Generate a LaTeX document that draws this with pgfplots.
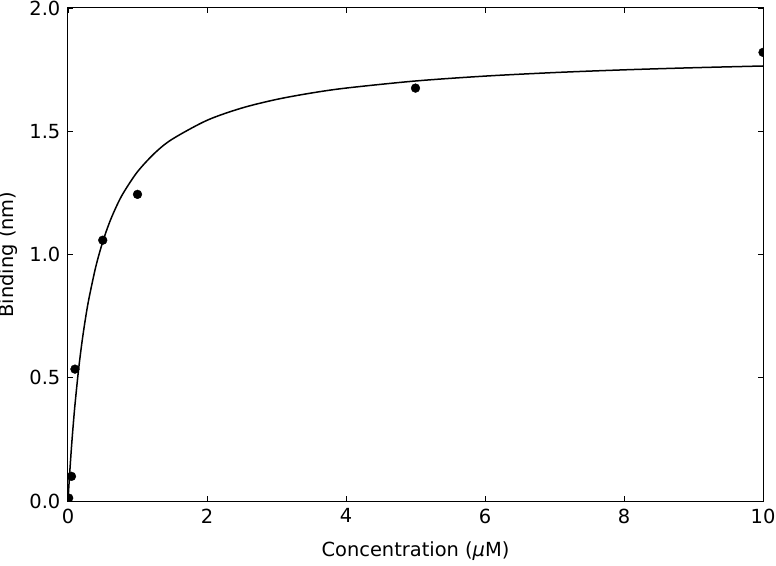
\documentclass[border=0pt]{standalone}
\usepackage{fontspec}
\setmainfont{DejaVu Sans}
\usepackage{pgfplots}
\pgfplotsset{compat=1.18}
\usetikzlibrary{calc}
\begin{document}
\fontsize{19.5}{23}\selectfont
\begin{tikzpicture}
\begin{axis}[
  scale only axis,
  width=695bp, height=493bp,
  xmin=0, xmax=10, ymin=0, ymax=2.0,
  xtick={0,2,4,6,8,10},
  ytick={0,0.5,1.0,1.5,2.0},
  yticklabel style={xshift=-1bp, /pgf/number format/.cd,fixed,fixed zerofill,precision=1},
  /pgf/number format/assume math mode=true,
  tick align=inside,
  major tick length=5bp,
  tick style={black, line width=0.6bp},
  minor tick num=0,
  axis line style={line width=1bp},
  xlabel={Concentration (\textit{μ}M)},
  ylabel={Binding (nm)},
  xlabel style={at={(axis description cs:0.5,-0.1014)}, anchor=center},
  ylabel style={at={(axis description cs:-0.0863,0.5)}, anchor=center},
  xticklabel style={yshift=-1bp},
  ticklabel style={font=\fontsize{19.5}{23}\selectfont},
  label style={font=\fontsize{19.5}{23}\selectfont},
  clip marker paths=true,
]
\addplot[black, line width=1.5bp, smooth, no markers] coordinates {
(0,0) (0.01,0.0482) (0.02,0.0938) (0.03,0.137) (0.05,0.2179) (0.07,0.2911) (0.1,0.3894) (0.15,0.5279) (0.2,0.6421) (0.25,0.7379) (0.3,0.8194) (0.4,0.9506) (0.5,1.0517) (0.6,1.1320) (0.7,1.1972) (0.8,1.2513) (1.0,1.3358) (1.25,1.4120) (1.5,1.4679) (2,1.5443) (2.5,1.5941) (3,1.6291) (3.5,1.655) (4,1.6751) (5,1.7039) (6,1.7237) (7,1.7381) (8,1.7491) (9,1.7577) (10,1.7647)
};
\addplot[only marks, mark=*, mark size=4.4bp, black] coordinates {
(0.01,0.012) (0.05,0.10) (0.1,0.535) (0.5,1.058) (1.0,1.244) (5.0,1.675) (10.0,1.82)
};
\end{axis}
\pgfresetboundingbox
\path[use as bounding box] ($(current axis.south west)+(-68bp,-65bp)$) rectangle ($(current axis.north east)+(13bp,8bp)$);
\end{tikzpicture}
\end{document}
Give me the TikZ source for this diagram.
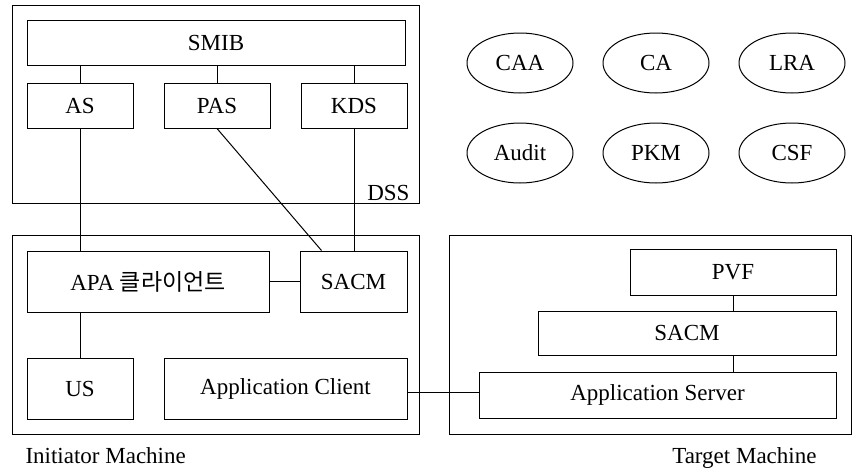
\documentclass[tikz,border=0pt]{standalone}
\usepackage{fontspec}
\setmainfont{Liberation Serif}
\newfontfamily\kofont{Noto Sans CJK KR}
\usepackage{tikz}
\usetikzlibrary{positioning,shapes.geometric}

\begin{document}
\begin{tikzpicture}[x=1pt, y=-1pt, node distance=29pt, line width=1pt,
  font=\fontsize{23}{27}\selectfont,
  frame/.style={draw, rectangle, inner sep=0pt},
  comp/.style={draw, rectangle, inner sep=0pt, minimum height=45pt},
  oval/.style={draw, ellipse, inner sep=0pt, minimum width=106pt, minimum height=60pt},
  tag/.style={inner sep=0pt}]
\useasboundingbox (0,0) rectangle (854,472);
\node[frame, minimum width=407pt, minimum height=198pt] (dss) at (215.5,104) {};
\node[comp, minimum width=378pt] (smib) at (216,42.5) {SMIB};
\node[comp, minimum width=106pt] (as) at (80,105.5) {AS};
\node[comp, minimum width=106pt, right=30pt of as] (pas) {PAS};
\node[comp, minimum width=106pt, right=30pt of pas] (kds) {KDS};
\node[tag, anchor=base east] (dss_lab) at (410,200) {DSS};
\node[oval] (caa) at (520,63) {CAA};
\node[oval, right=of caa] (ca) {CA};
\node[oval, right=of ca] (lra) {LRA};
\node[oval, below=of caa] (audit) {Audit};
\node[oval, below=of ca] (pkm) {PKM};
\node[oval, below=of lra] (csf) {CSF};
\node[frame, minimum width=407pt, minimum height=199pt] (init) at (215.5,334.5) {};
\node[comp, minimum width=242pt, minimum height=61pt] (apa) at (148,281.5) {APA {\kofont 클라이언트}};
\node[comp, minimum width=107pt, minimum height=61pt, right=30pt of apa] (sacm_i) {SACM};
\node[comp, minimum width=106pt, minimum height=61pt] (us) at (80,388.5) {US};
\node[comp, minimum width=243pt, minimum height=61pt, right=30pt of us] (client) {Application Client};
\node[tag, anchor=base west] (init_lab) at (25,463) {Initiator Machine};
\node[frame, minimum width=402pt, minimum height=199pt] (target) at (650,334.5) {};
\node[comp, minimum width=206pt, minimum height=46pt] (pvf) at (733,272) {PVF};
\node[comp, minimum width=298pt, minimum height=44pt] (sacm_t) at (687,333) {SACM};
\node[comp, minimum width=357pt, minimum height=46pt] (server) at (657.5,395) {Application Server};
\node[tag, anchor=base east] (target_lab) at (817,463) {Target Machine};
\foreach \n in {as,pas,kds}
  \draw (\n.north) -- (\n.north |- smib.south);
\draw (as.south) -- (as.south |- apa.north);
\draw (kds.south) -- (kds.south |- sacm_i.north);
\draw (pas.south) -- ([xshift=-32pt]sacm_i.north);
\draw (apa) -- (sacm_i);
\draw (us.north |- apa.south) -- (us.north);
\draw ([yshift=-4pt]client.east) -- ([yshift=-4pt]client.east -| server.west);
\draw (pvf.south) -- (pvf.south |- sacm_t.north);
\draw (pvf.south |- sacm_t.south) -- (pvf.south |- server.north);
\end{tikzpicture}
\end{document}
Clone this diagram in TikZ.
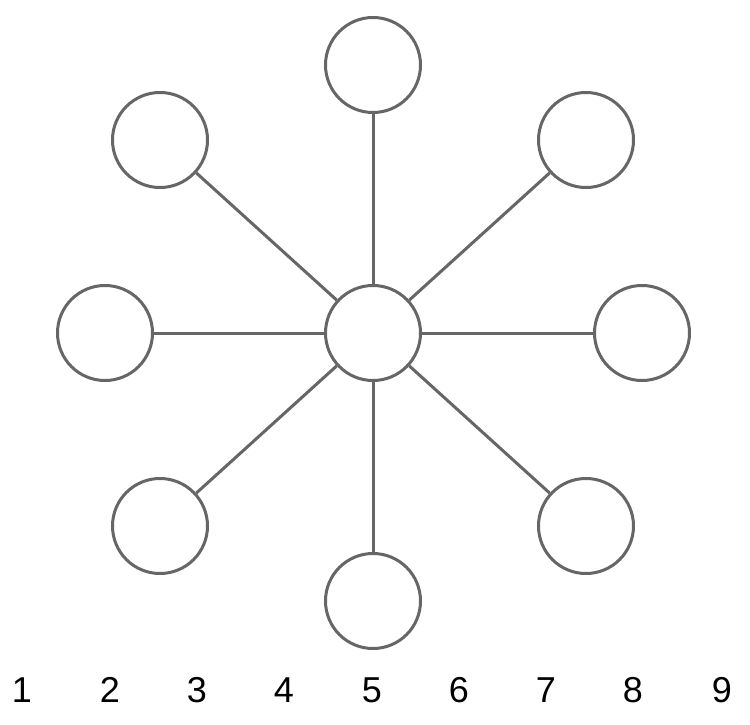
\documentclass[tikz,border=0pt]{standalone}
\usepackage{fontspec}
\setmainfont{Liberation Sans}
\begin{document}
\begin{tikzpicture}[x=1pt,y=-1pt,
  nd/.style={circle,draw=black!60,line width=3pt,minimum size=95pt,inner sep=0pt,fill=white},
  ln/.style={draw=black!60,line width=3pt},
  num/.style={font=\fontsize{36}{42}\selectfont,inner sep=0pt}]
\useasboundingbox (0,0) rectangle (750,725);
\node[nd] (c) at (373,333) {};
\node[nd] (n) at (373,65) {};
\node[nd] (s) at (373,601) {};
\node[nd] (w) at (105,333) {};
\node[nd] (e) at (642,333) {};
\node[nd] (nw) at (160,140) {};
\node[nd] (ne) at (586,140) {};
\node[nd] (sw) at (160,526) {};
\node[nd] (se) at (586,526) {};
\foreach \t in {n,s,w,e,nw,ne,sw,se} \draw[ln] (c) -- (\t);
\foreach \i/\x in {1/22,2/110,3/197,4/284,5/372,6/459,7/546,8/633,9/722}
  \node[num] (l\i) at (\x,690) {\i};
\end{tikzpicture}
\end{document}
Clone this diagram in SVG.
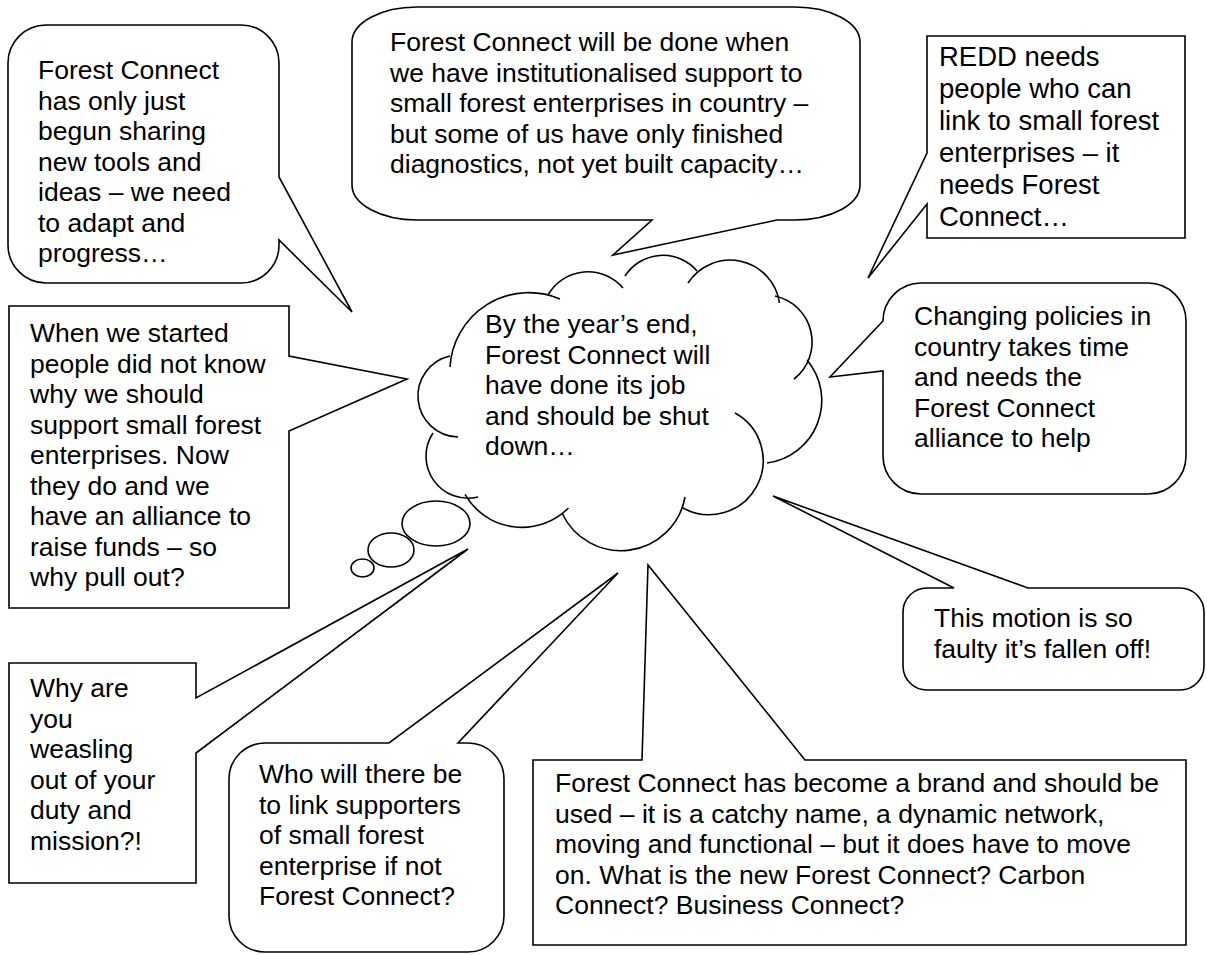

GIVEN EXERCISE:
All the material shown above is to be copied exactly, with no pictures carried over.

WRITTEN RESPONSE:
Generate a LaTeX document that draws this with pgfplots.
\documentclass[border=0pt]{standalone}
\usepackage{fontspec}
\setmainfont{DejaVu Sans}
\usepackage{pgfplots}
\pgfplotsset{compat=1.18}
\usetikzlibrary{calc}
\begin{document}
\fontsize{19.5}{23}\selectfont
\begin{tikzpicture}
\begin{axis}[
  scale only axis,
  width=695bp, height=493bp,
  xmin=0, xmax=10, ymin=0, ymax=2.0,
  xtick={0,2,4,6,8,10},
  ytick={0,0.5,1.0,1.5,2.0},
  yticklabel style={xshift=-1bp, /pgf/number format/.cd,fixed,fixed zerofill,precision=1},
  /pgf/number format/assume math mode=true,
  tick align=inside,
  major tick length=5bp,
  tick style={black, line width=0.6bp},
  minor tick num=0,
  axis line style={line width=1bp},
  xlabel={Concentration (\textit{μ}M)},
  ylabel={Binding (nm)},
  xlabel style={at={(axis description cs:0.5,-0.1014)}, anchor=center},
  ylabel style={at={(axis description cs:-0.0863,0.5)}, anchor=center},
  xticklabel style={yshift=-1bp},
  ticklabel style={font=\fontsize{19.5}{23}\selectfont},
  label style={font=\fontsize{19.5}{23}\selectfont},
  clip marker paths=true,
]
\addplot[black, line width=1.5bp, smooth, no markers] coordinates {
(0,0) (0.01,0.0482) (0.02,0.0938) (0.03,0.137) (0.05,0.2179) (0.07,0.2911) (0.1,0.3894) (0.15,0.5279) (0.2,0.6421) (0.25,0.7379) (0.3,0.8194) (0.4,0.9506) (0.5,1.0517) (0.6,1.1320) (0.7,1.1972) (0.8,1.2513) (1.0,1.3358) (1.25,1.4120) (1.5,1.4679) (2,1.5443) (2.5,1.5941) (3,1.6291) (3.5,1.655) (4,1.6751) (5,1.7039) (6,1.7237) (7,1.7381) (8,1.7491) (9,1.7577) (10,1.7647)
};
\addplot[only marks, mark=*, mark size=4.4bp, black] coordinates {
(0.01,0.012) (0.05,0.10) (0.1,0.535) (0.5,1.058) (1.0,1.244) (5.0,1.675) (10.0,1.82)
};
\end{axis}
\pgfresetboundingbox
\path[use as bounding box] ($(current axis.south west)+(-68bp,-65bp)$) rectangle ($(current axis.north east)+(13bp,8bp)$);
\end{tikzpicture}
\end{document}
Give me the TikZ source for this diagram.
\documentclass[tikz,border=0pt]{standalone}
\usepackage{fontspec}
\setmainfont{Liberation Serif}
\newfontfamily\kofont{Noto Sans CJK KR}
\usepackage{tikz}
\usetikzlibrary{positioning,shapes.geometric}

\begin{document}
\begin{tikzpicture}[x=1pt, y=-1pt, node distance=29pt, line width=1pt,
  font=\fontsize{23}{27}\selectfont,
  frame/.style={draw, rectangle, inner sep=0pt},
  comp/.style={draw, rectangle, inner sep=0pt, minimum height=45pt},
  oval/.style={draw, ellipse, inner sep=0pt, minimum width=106pt, minimum height=60pt},
  tag/.style={inner sep=0pt}]
\useasboundingbox (0,0) rectangle (854,472);
\node[frame, minimum width=407pt, minimum height=198pt] (dss) at (215.5,104) {};
\node[comp, minimum width=378pt] (smib) at (216,42.5) {SMIB};
\node[comp, minimum width=106pt] (as) at (80,105.5) {AS};
\node[comp, minimum width=106pt, right=30pt of as] (pas) {PAS};
\node[comp, minimum width=106pt, right=30pt of pas] (kds) {KDS};
\node[tag, anchor=base east] (dss_lab) at (410,200) {DSS};
\node[oval] (caa) at (520,63) {CAA};
\node[oval, right=of caa] (ca) {CA};
\node[oval, right=of ca] (lra) {LRA};
\node[oval, below=of caa] (audit) {Audit};
\node[oval, below=of ca] (pkm) {PKM};
\node[oval, below=of lra] (csf) {CSF};
\node[frame, minimum width=407pt, minimum height=199pt] (init) at (215.5,334.5) {};
\node[comp, minimum width=242pt, minimum height=61pt] (apa) at (148,281.5) {APA {\kofont 클라이언트}};
\node[comp, minimum width=107pt, minimum height=61pt, right=30pt of apa] (sacm_i) {SACM};
\node[comp, minimum width=106pt, minimum height=61pt] (us) at (80,388.5) {US};
\node[comp, minimum width=243pt, minimum height=61pt, right=30pt of us] (client) {Application Client};
\node[tag, anchor=base west] (init_lab) at (25,463) {Initiator Machine};
\node[frame, minimum width=402pt, minimum height=199pt] (target) at (650,334.5) {};
\node[comp, minimum width=206pt, minimum height=46pt] (pvf) at (733,272) {PVF};
\node[comp, minimum width=298pt, minimum height=44pt] (sacm_t) at (687,333) {SACM};
\node[comp, minimum width=357pt, minimum height=46pt] (server) at (657.5,395) {Application Server};
\node[tag, anchor=base east] (target_lab) at (817,463) {Target Machine};
\foreach \n in {as,pas,kds}
  \draw (\n.north) -- (\n.north |- smib.south);
\draw (as.south) -- (as.south |- apa.north);
\draw (kds.south) -- (kds.south |- sacm_i.north);
\draw (pas.south) -- ([xshift=-32pt]sacm_i.north);
\draw (apa) -- (sacm_i);
\draw (us.north |- apa.south) -- (us.north);
\draw ([yshift=-4pt]client.east) -- ([yshift=-4pt]client.east -| server.west);
\draw (pvf.south) -- (pvf.south |- sacm_t.north);
\draw (pvf.south |- sacm_t.south) -- (pvf.south |- server.north);
\end{tikzpicture}
\end{document}
Clone this diagram in TikZ.
\documentclass[tikz,border=0pt]{standalone}
\usepackage{fontspec}
\setmainfont{Liberation Sans}
\begin{document}
\begin{tikzpicture}[x=1pt,y=-1pt,
  nd/.style={circle,draw=black!60,line width=3pt,minimum size=95pt,inner sep=0pt,fill=white},
  ln/.style={draw=black!60,line width=3pt},
  num/.style={font=\fontsize{36}{42}\selectfont,inner sep=0pt}]
\useasboundingbox (0,0) rectangle (750,725);
\node[nd] (c) at (373,333) {};
\node[nd] (n) at (373,65) {};
\node[nd] (s) at (373,601) {};
\node[nd] (w) at (105,333) {};
\node[nd] (e) at (642,333) {};
\node[nd] (nw) at (160,140) {};
\node[nd] (ne) at (586,140) {};
\node[nd] (sw) at (160,526) {};
\node[nd] (se) at (586,526) {};
\foreach \t in {n,s,w,e,nw,ne,sw,se} \draw[ln] (c) -- (\t);
\foreach \i/\x in {1/22,2/110,3/197,4/284,5/372,6/459,7/546,8/633,9/722}
  \node[num] (l\i) at (\x,690) {\i};
\end{tikzpicture}
\end{document}
Clone this diagram in SVG.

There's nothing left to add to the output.